B- A set of descriptive issues explained in Islamic sources that are related to the laws governing the behaviors and economic relations of human society.
Of these three main elements of the economic system of Islam, what is directly related to jurisprudence is the second element. Therefore, the meaning of economic jurisprudence is the logical explanation of the economic school of Islam.
One of the important topics in Islamic economic jurisprudence is the income of the Islamic system. Undoubtedly, every school, whether it is a community administration or not, needs a financing system. In the meantime, a school like Islam, which seeks to systematize and manage society, must clearly explain its financing system. This system needs financial resources for various purposes, including the provision of facilities, infrastructures and services for the people, and it must explain how and from where and under what rules these resources are provided and how they are consumed.
Among the micro-issues that can be discussed under this topic, we can mention khums, zakāt, taxes, anfāl, and the banking system. In his Muqaddamiʾī bar Niẓām-i Māliyātī va Būdja dar Islām (an introduction to the tax and budget system in Islam), published about 40 years ago, Ayatollah Sayyid Muḥammad Riḍā Mudarrisī Yazdī has referred to some general points in this regard.
About the Instructor
Ayatollah Sayyid Muḥammad Riḍā Mudarrisī Yazdī was born in 1334 AH (solar) in Yazd, Iran.
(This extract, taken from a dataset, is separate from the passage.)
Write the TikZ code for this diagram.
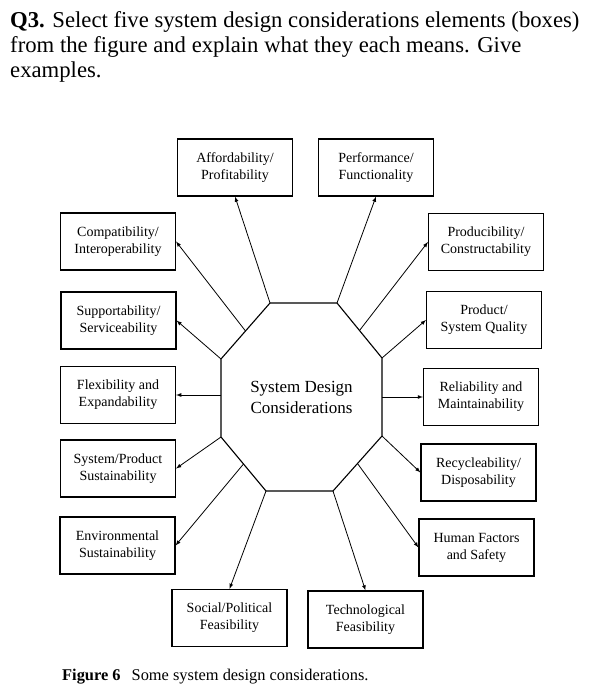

He joined the Islamic Seminary of Qom in 1351 1334 AH (solar) and participated in the advanced courses of Ayatollah Wahīd Khurāsānī, Ayatollah Tabrīzī, Ayatollah Bahjat, Ayatollah Ḥāʾirī Yazdī, and Ayatollah Mīrzā Hāshim Āmulī. He also studied astronomy and mysticism with ʿAllāma Ḥasanzāda Āmulī, and philosophy with Ayatollah Muṭahharī and Ayatollah Jawādī Āmulī. He is a member of the Guardian Council and the Society of Seminary Teachers of Qom.
He started teaching advanced courses of jurisprudence and principles of jurisprudence in 1993. Among his advanced courses on jurisprudence are trading, backbiting, lying, bribery, gambling, and cryptocurrency, and among his advanced courses on the principles of jurisprudence are his discussions on wordings (alfāẓ) and commands (awāmir).
He has also taught comparative philosophy, moral philosophy, economics, and Islamic philosophy in various seminaries and universities.
Publications by the Instructor
- Muqaddamiʾī bar Shinākht-i Imāmān dar Partu-i Riwātāt (an introduction to the recognition of the Imāms in the light of narrations);
- Falsafi-yi Arzish-hā (philosophy of values);
- Muqaddamiʾī bar Niẓām-i Māliyātī va Būdja dar Islām (an introduction to the tax and budget system in Islam);
- Zakāt va Khums dar Islām (Zakāt and Khums in Islam);
- Mabāḥith-i Towlīd, Towzīʿ va Maṣraf (discussions on production, distribution, and consumption);
- Falsafi-yi Akhlāq (philosophy of ethics);
- Maqālāt-i Fiqhī (articles on Jurisprudence), 9 vols.;
- Tashayyuʿ dar Tasannun (Shiism in Sunnism);
- Wilāyat-i Faqīh (guardianship of the jurist);
- Du Farmān-i Bartar-i Ilāhī (Dar Bāb-i Farīḍi-yi Amr bi Maʿrūf va Nahy az Munkar (the two supreme commands of God (regarding the duty of enjoining good and forbidding evil)).